What you need to do:
Set each entry down verbatim, omitting images.

____

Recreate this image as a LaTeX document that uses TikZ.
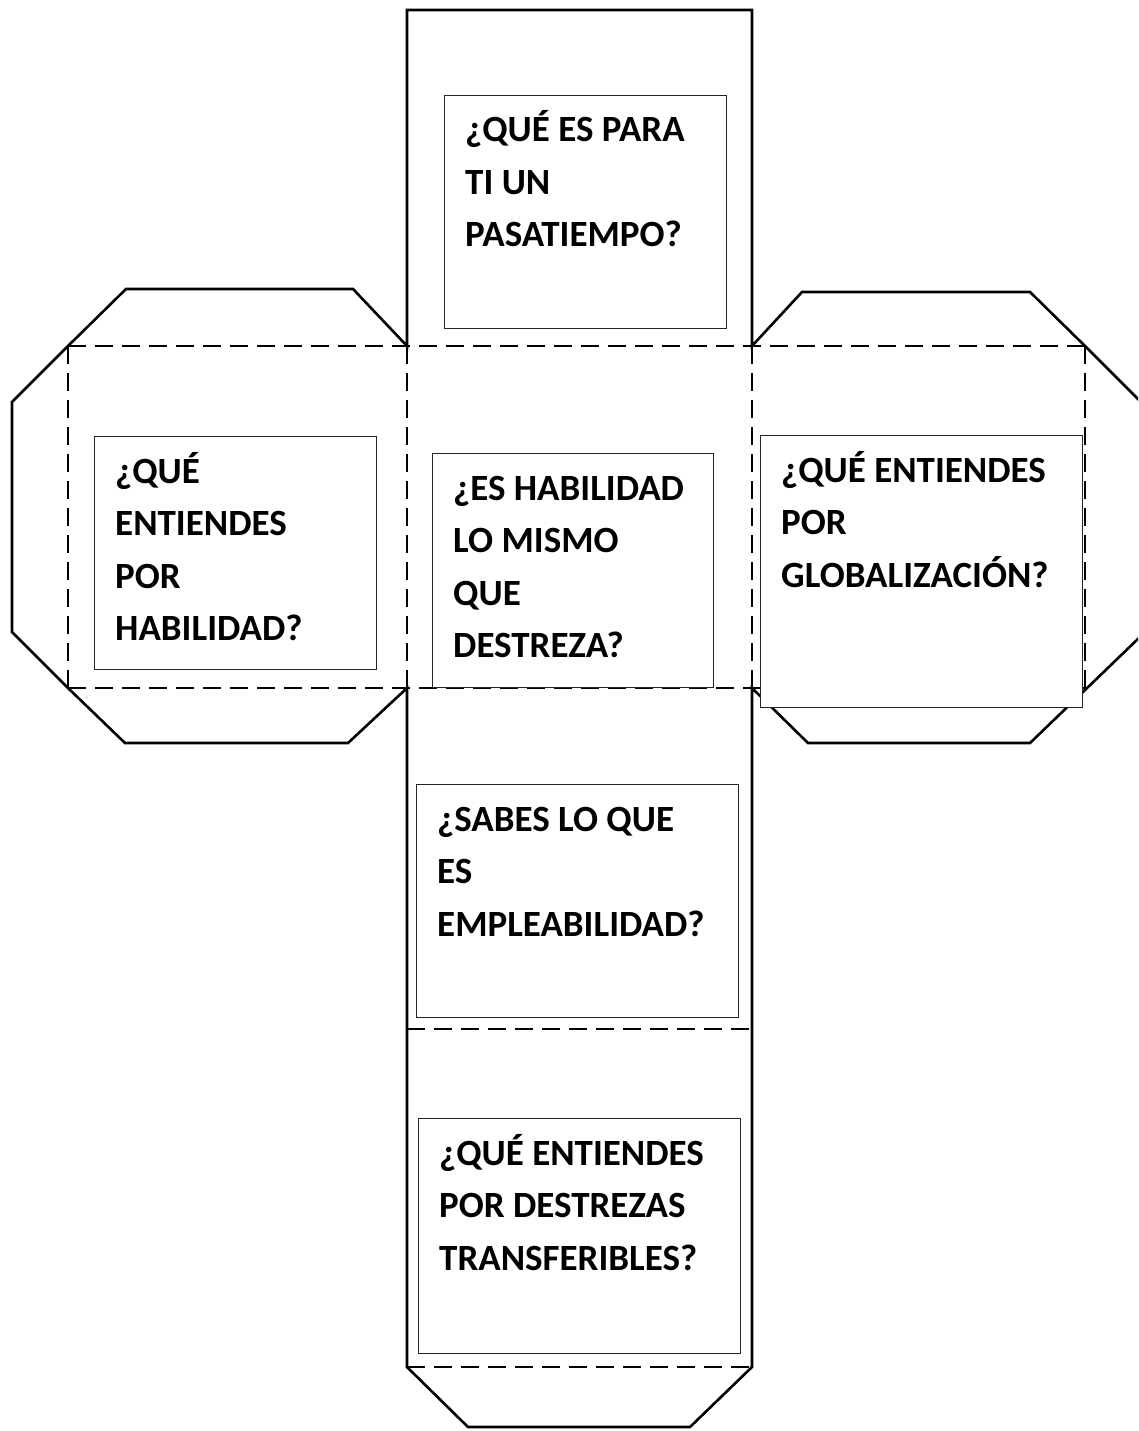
\documentclass[tikz,border=0pt]{standalone}
\usepackage{fontspec}
\setmainfont{Carlito}
\begin{document}
\begin{tikzpicture}[x=1pt,y=-1pt,
 corte/.style={line width=2.6pt,line join=miter},
 pliegue/.style={line width=2pt,dash pattern=on 18pt off 9pt},
 caja/.style={draw=black!85,line width=0.9pt,fill=white,anchor=north west,inner sep=0pt},
 texto/.style={anchor=base west,inner sep=0pt,font=\fontsize{37}{52.5}\selectfont\bfseries}]
 \def\i{407}%columna izquierda
 \def\d{752}%columna derecha
 \clip (0,0) rectangle (1138,1431);
 % pliegues
 \draw[pliegue]
 (68,346)--(1085,346)
 (68,688)--(1085,688)
 (68,346)--(68,688)
 (\i,346)--(\i,688)
 (\d,346)--(\d,688)
 (1085,346)--(1085,690)
 (\i,1029)--(\d,1029)
 (\i,1367)--(\d,1367);
 % contorno
 \draw[corte] (\i,10)--(\d,10)--(\d,346)
 --(802,292)--(1030,292)--(1085,346)
 --(1141,402)--(1141,636)--(1085,690)
 --(1030,743)--(808,743)--(\d,688)
 --(\d,1367)--(690,1427)--(468,1427)--(\i,1367)
 --(\i,688)--(348,743)--(125,743)--(68,688)
 --(12,632)--(12,402)--(68,346)
 --(126,289)--(353,289)--(\i,346)--cycle;
 % caras
 \foreach \n/\x/\y/\w/\h/\t in {
 a/444/95/282/233/{¿QUÉ ES PARA\\TI UN\\PASATIEMPO?},
 b/94/436/282/233/{¿QUÉ\\ENTIENDES\\POR\\HABILIDAD?},
 c/432/453/281/234/{¿ES HABILIDAD\\LO MISMO\\QUE\\DESTREZA?},
 d/760/435/322/272/{¿QUÉ ENTIENDES\\POR\\GLOBALIZACIÓN?},
 e/416/784/322/233/{¿SABES LO QUE\\ES\\EMPLEABILIDAD?},
 f/418/1118/322/235/{¿QUÉ ENTIENDES\\POR DESTREZAS\\TRANSFERIBLES?}}
 {
 \node[caja,minimum width=\w pt,minimum height=\h pt] (caja\n) at (\x,\y) {};
 \node[texto] (texto\n) at ([shift={(21,47)}]caja\n.north west)
 {\parbox[t]{300pt}{\raggedright\t}};
 }
\end{tikzpicture}
\end{document}
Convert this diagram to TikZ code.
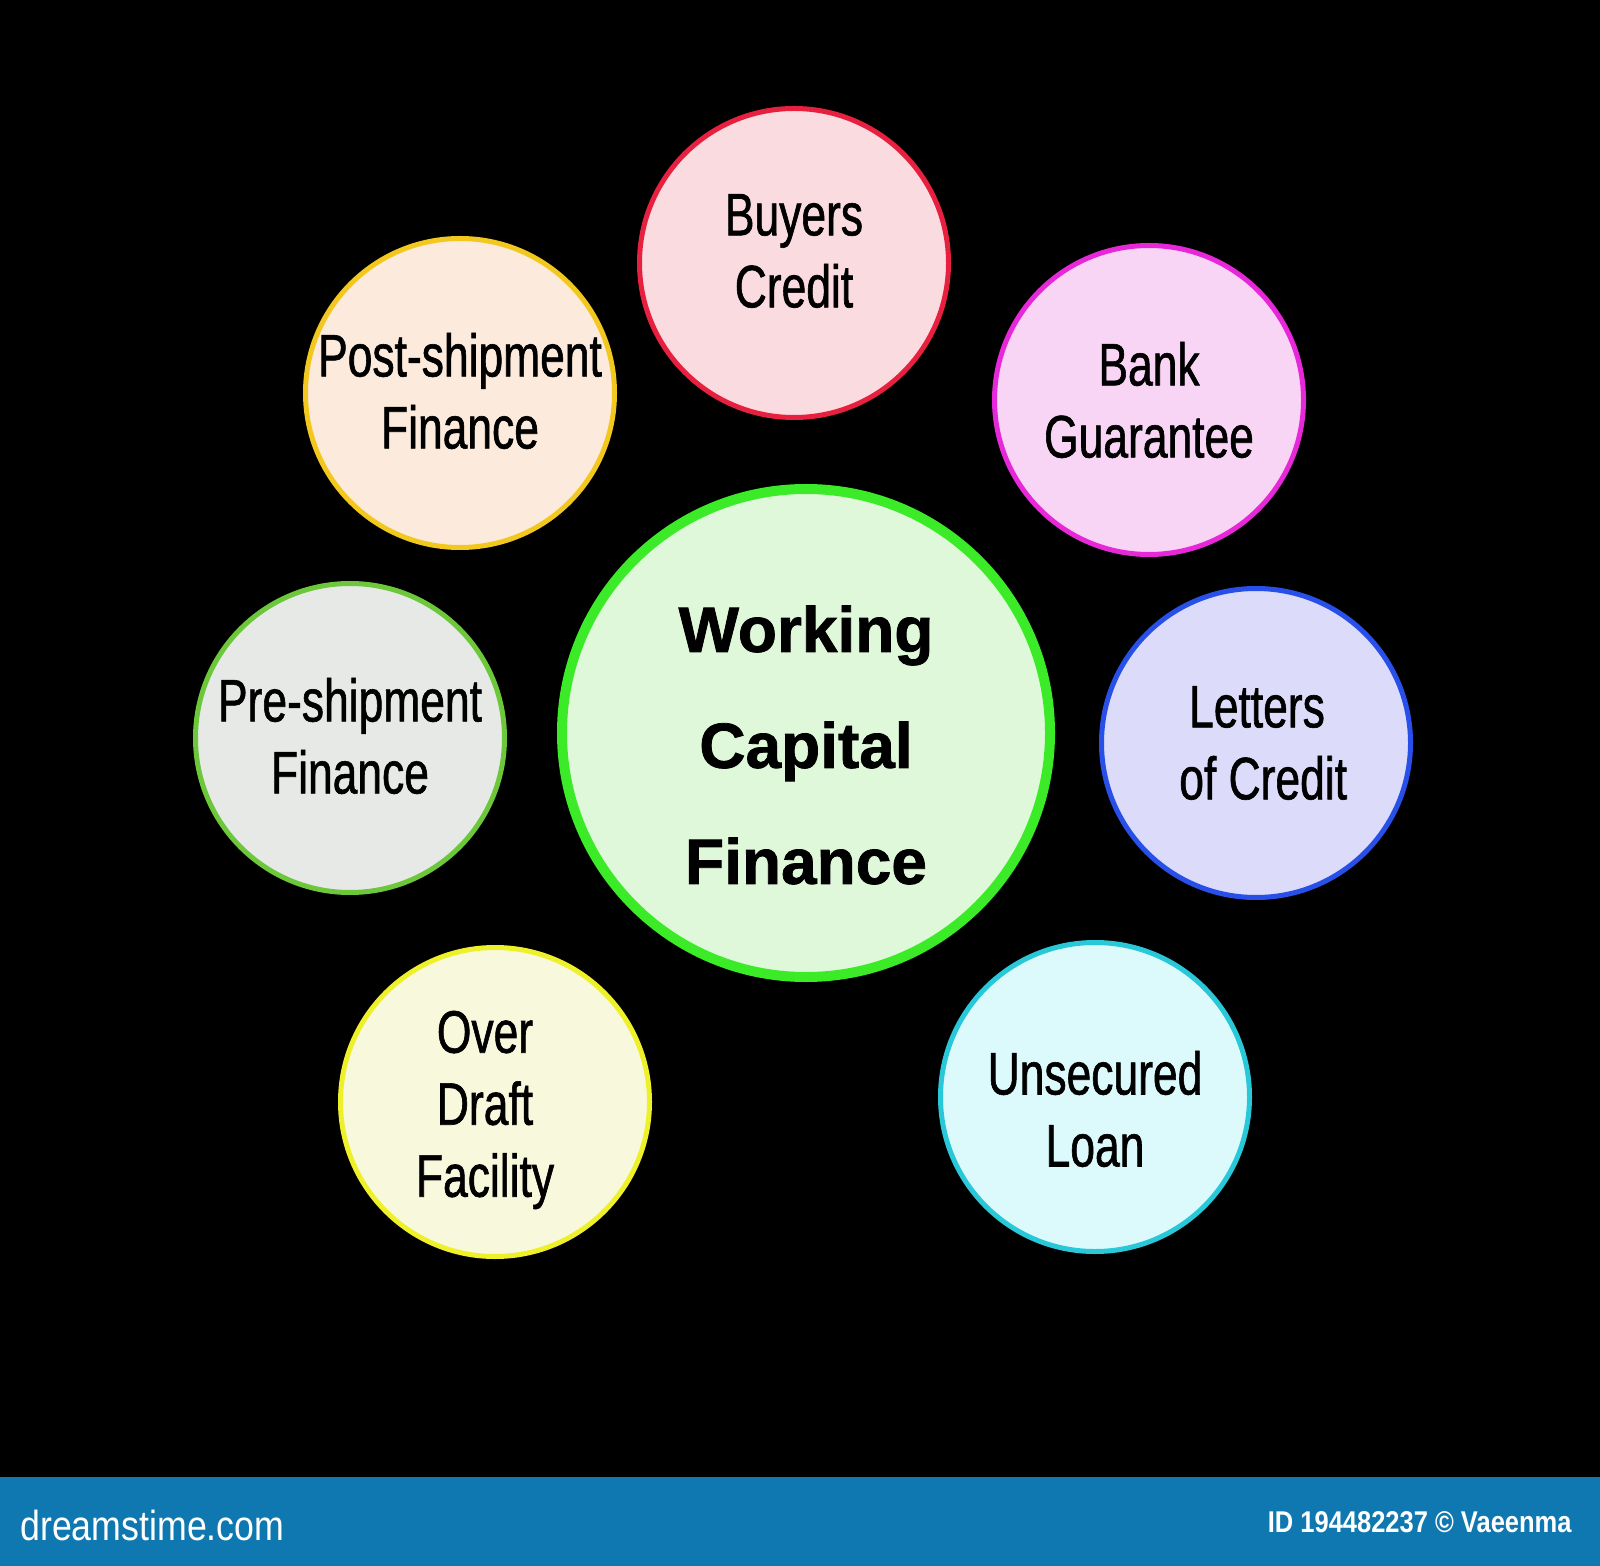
\documentclass[tikz,border=0pt]{standalone}
\usepackage{fontspec}
\setmainfont{Liberation Sans}
\newfontfamily\narrowfont[FakeStretch=0.74, FakeBold=1]{Liberation Sans}
\newfontfamily\hubfont[FakeBold=1.2]{Liberation Sans}
\newfontfamily\stampfont[FakeStretch=0.85]{Liberation Sans}
\usepackage{xcolor}
\usepackage{tikz}
\usetikzlibrary{positioning}

\definecolor{hubfill}{HTML}{E0F8DA}
\definecolor{hubline}{HTML}{3CEB28}
\definecolor{buyfill}{HTML}{FADCE0}
\definecolor{buyline}{HTML}{E82040}
\definecolor{postfill}{HTML}{FCEBDC}
\definecolor{postline}{HTML}{F2C81E}
\definecolor{bankfill}{HTML}{F8D4F5}
\definecolor{bankline}{HTML}{E628D8}
\definecolor{prefill}{HTML}{E6E9E6}
\definecolor{preline}{HTML}{6CC83A}
\definecolor{lcfill}{HTML}{DCDCFA}
\definecolor{lcline}{HTML}{2850E8}
\definecolor{odfill}{HTML}{F8F9DC}
\definecolor{odline}{HTML}{EEF02A}
\definecolor{loanfill}{HTML}{DCFAFC}
\definecolor{loanline}{HTML}{28C8D8}
\definecolor{barblue}{HTML}{0F78B0}

\begin{document}
\begin{tikzpicture}[
        x=0.5pt, y=-0.5pt,
        % Style du cercle central
        hub/.style={
            circle,
            draw=hubline,
            fill=hubfill,
            line width=5pt,
            minimum size=244pt,
            inner sep=0pt
        },
        % Style des bulles autour
        bubble/.style={
            circle,
            line width=2.5pt,
            minimum size=154.5pt,
            inner sep=0pt
        },
        % Style des textes
        hubtext/.style={
            align=center,
            inner sep=0pt,
            font=\hubfont\bfseries\fontsize{32}{58}\selectfont
        },
        bubbletext/.style={
            align=center,
            inner sep=0pt,
            font=\narrowfont\fontsize{30}{36}\selectfont
        },
        % Style du bandeau
        stamp/.style={
            text=white,
            inner sep=0pt
        }
    ]

    % --- FOND ---
    \useasboundingbox (0,0) rectangle (1600,1566);
    \fill [black] (0,0) rectangle (1600,1566);
    \fill [barblue] (0,1477) rectangle (1600,1566);

    % --- CENTRE ---
    \node [hub, label={[hubtext, yshift=-6pt]center:{Working\\Capital\\Finance}}] (wcf) at (806,733) {};

    % --- BULLES ---
    \node [bubble, draw=buyline, fill=buyfill, label={[bubbletext, yshift=6pt]center:{Buyers\\Credit}}] (buyers) at (794,263) {};
    \node [bubble, draw=postline, fill=postfill, label={[bubbletext, yshift=1pt]center:{Post-shipment\\Finance}}] (post) at (460,393) {};
    \node [bubble, draw=bankline, fill=bankfill, label={[bubbletext]center:{Bank\\Guarantee}}] (bank) at (1149,400) {};
    \node [bubble, draw=preline, fill=prefill, label={[bubbletext, yshift=1pt]center:{Pre-shipment\\Finance}}] (pre) at (350,738) {};
    \node [bubble, draw=lcline, fill=lcfill, label={[bubbletext, xshift=0.5pt]center:{Letters\\\ of Credit}}] (letters) at (1256,743) {};
    \node [bubble, draw=odline, fill=odfill, label={[bubbletext, xshift=-5pt, yshift=-4pt]center:{Over\\Draft\\Facility}}] (overdraft) at (495,1102) {};
    \node [bubble, draw=loanline, fill=loanfill, label={[bubbletext, yshift=-6pt]center:{Unsecured\\Loan}}] (loan) at (1095,1097) {};

    % --- BANDEAU ---
    \node [stamp, anchor=west, font=\stampfont\fontsize{21}{24}\selectfont] (brand) at (20,1525) {dreamstime.com};
    \node [stamp, anchor=east, font=\stampfont\bfseries\fontsize{15}{18}\selectfont] (credit) at (1572,1522) {ID 194482237 © Vaeenma};

\end{tikzpicture}
\end{document}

____

Answer below:
Recreate this image as a LaTeX document that uses TikZ.
\documentclass[tikz,border=0pt]{standalone}
\usepackage{fontspec}
\setmainfont{Carlito}
\begin{document}
\begin{tikzpicture}[x=1pt,y=-1pt,
 corte/.style={line width=2.6pt,line join=miter},
 pliegue/.style={line width=2pt,dash pattern=on 18pt off 9pt},
 caja/.style={draw=black!85,line width=0.9pt,fill=white,anchor=north west,inner sep=0pt},
 texto/.style={anchor=base west,inner sep=0pt,font=\fontsize{37}{52.5}\selectfont\bfseries}]
 \def\i{407}%columna izquierda
 \def\d{752}%columna derecha
 \clip (0,0) rectangle (1138,1431);
 % pliegues
 \draw[pliegue]
 (68,346)--(1085,346)
 (68,688)--(1085,688)
 (68,346)--(68,688)
 (\i,346)--(\i,688)
 (\d,346)--(\d,688)
 (1085,346)--(1085,690)
 (\i,1029)--(\d,1029)
 (\i,1367)--(\d,1367);
 % contorno
 \draw[corte] (\i,10)--(\d,10)--(\d,346)
 --(802,292)--(1030,292)--(1085,346)
 --(1141,402)--(1141,636)--(1085,690)
 --(1030,743)--(808,743)--(\d,688)
 --(\d,1367)--(690,1427)--(468,1427)--(\i,1367)
 --(\i,688)--(348,743)--(125,743)--(68,688)
 --(12,632)--(12,402)--(68,346)
 --(126,289)--(353,289)--(\i,346)--cycle;
 % caras
 \foreach \n/\x/\y/\w/\h/\t in {
 a/444/95/282/233/{¿QUÉ ES PARA\\TI UN\\PASATIEMPO?},
 b/94/436/282/233/{¿QUÉ\\ENTIENDES\\POR\\HABILIDAD?},
 c/432/453/281/234/{¿ES HABILIDAD\\LO MISMO\\QUE\\DESTREZA?},
 d/760/435/322/272/{¿QUÉ ENTIENDES\\POR\\GLOBALIZACIÓN?},
 e/416/784/322/233/{¿SABES LO QUE\\ES\\EMPLEABILIDAD?},
 f/418/1118/322/235/{¿QUÉ ENTIENDES\\POR DESTREZAS\\TRANSFERIBLES?}}
 {
 \node[caja,minimum width=\w pt,minimum height=\h pt] (caja\n) at (\x,\y) {};
 \node[texto] (texto\n) at ([shift={(21,47)}]caja\n.north west)
 {\parbox[t]{300pt}{\raggedright\t}};
 }
\end{tikzpicture}
\end{document}
Convert this diagram to TikZ code.
\documentclass[tikz,border=0pt]{standalone}
\usepackage{fontspec}
\setmainfont{Liberation Sans}
\newfontfamily\narrowfont[FakeStretch=0.74, FakeBold=1]{Liberation Sans}
\newfontfamily\hubfont[FakeBold=1.2]{Liberation Sans}
\newfontfamily\stampfont[FakeStretch=0.85]{Liberation Sans}
\usepackage{xcolor}
\usepackage{tikz}
\usetikzlibrary{positioning}

\definecolor{hubfill}{HTML}{E0F8DA}
\definecolor{hubline}{HTML}{3CEB28}
\definecolor{buyfill}{HTML}{FADCE0}
\definecolor{buyline}{HTML}{E82040}
\definecolor{postfill}{HTML}{FCEBDC}
\definecolor{postline}{HTML}{F2C81E}
\definecolor{bankfill}{HTML}{F8D4F5}
\definecolor{bankline}{HTML}{E628D8}
\definecolor{prefill}{HTML}{E6E9E6}
\definecolor{preline}{HTML}{6CC83A}
\definecolor{lcfill}{HTML}{DCDCFA}
\definecolor{lcline}{HTML}{2850E8}
\definecolor{odfill}{HTML}{F8F9DC}
\definecolor{odline}{HTML}{EEF02A}
\definecolor{loanfill}{HTML}{DCFAFC}
\definecolor{loanline}{HTML}{28C8D8}
\definecolor{barblue}{HTML}{0F78B0}

\begin{document}
\begin{tikzpicture}[
        x=0.5pt, y=-0.5pt,
        % Style du cercle central
        hub/.style={
            circle,
            draw=hubline,
            fill=hubfill,
            line width=5pt,
            minimum size=244pt,
            inner sep=0pt
        },
        % Style des bulles autour
        bubble/.style={
            circle,
            line width=2.5pt,
            minimum size=154.5pt,
            inner sep=0pt
        },
        % Style des textes
        hubtext/.style={
            align=center,
            inner sep=0pt,
            font=\hubfont\bfseries\fontsize{32}{58}\selectfont
        },
        bubbletext/.style={
            align=center,
            inner sep=0pt,
            font=\narrowfont\fontsize{30}{36}\selectfont
        },
        % Style du bandeau
        stamp/.style={
            text=white,
            inner sep=0pt
        }
    ]

    % --- FOND ---
    \useasboundingbox (0,0) rectangle (1600,1566);
    \fill [black] (0,0) rectangle (1600,1566);
    \fill [barblue] (0,1477) rectangle (1600,1566);

    % --- CENTRE ---
    \node [hub, label={[hubtext, yshift=-6pt]center:{Working\\Capital\\Finance}}] (wcf) at (806,733) {};

    % --- BULLES ---
    \node [bubble, draw=buyline, fill=buyfill, label={[bubbletext, yshift=6pt]center:{Buyers\\Credit}}] (buyers) at (794,263) {};
    \node [bubble, draw=postline, fill=postfill, label={[bubbletext, yshift=1pt]center:{Post-shipment\\Finance}}] (post) at (460,393) {};
    \node [bubble, draw=bankline, fill=bankfill, label={[bubbletext]center:{Bank\\Guarantee}}] (bank) at (1149,400) {};
    \node [bubble, draw=preline, fill=prefill, label={[bubbletext, yshift=1pt]center:{Pre-shipment\\Finance}}] (pre) at (350,738) {};
    \node [bubble, draw=lcline, fill=lcfill, label={[bubbletext, xshift=0.5pt]center:{Letters\\\ of Credit}}] (letters) at (1256,743) {};
    \node [bubble, draw=odline, fill=odfill, label={[bubbletext, xshift=-5pt, yshift=-4pt]center:{Over\\Draft\\Facility}}] (overdraft) at (495,1102) {};
    \node [bubble, draw=loanline, fill=loanfill, label={[bubbletext, yshift=-6pt]center:{Unsecured\\Loan}}] (loan) at (1095,1097) {};

    % --- BANDEAU ---
    \node [stamp, anchor=west, font=\stampfont\fontsize{21}{24}\selectfont] (brand) at (20,1525) {dreamstime.com};
    \node [stamp, anchor=east, font=\stampfont\bfseries\fontsize{15}{18}\selectfont] (credit) at (1572,1522) {ID 194482237 © Vaeenma};

\end{tikzpicture}
\end{document}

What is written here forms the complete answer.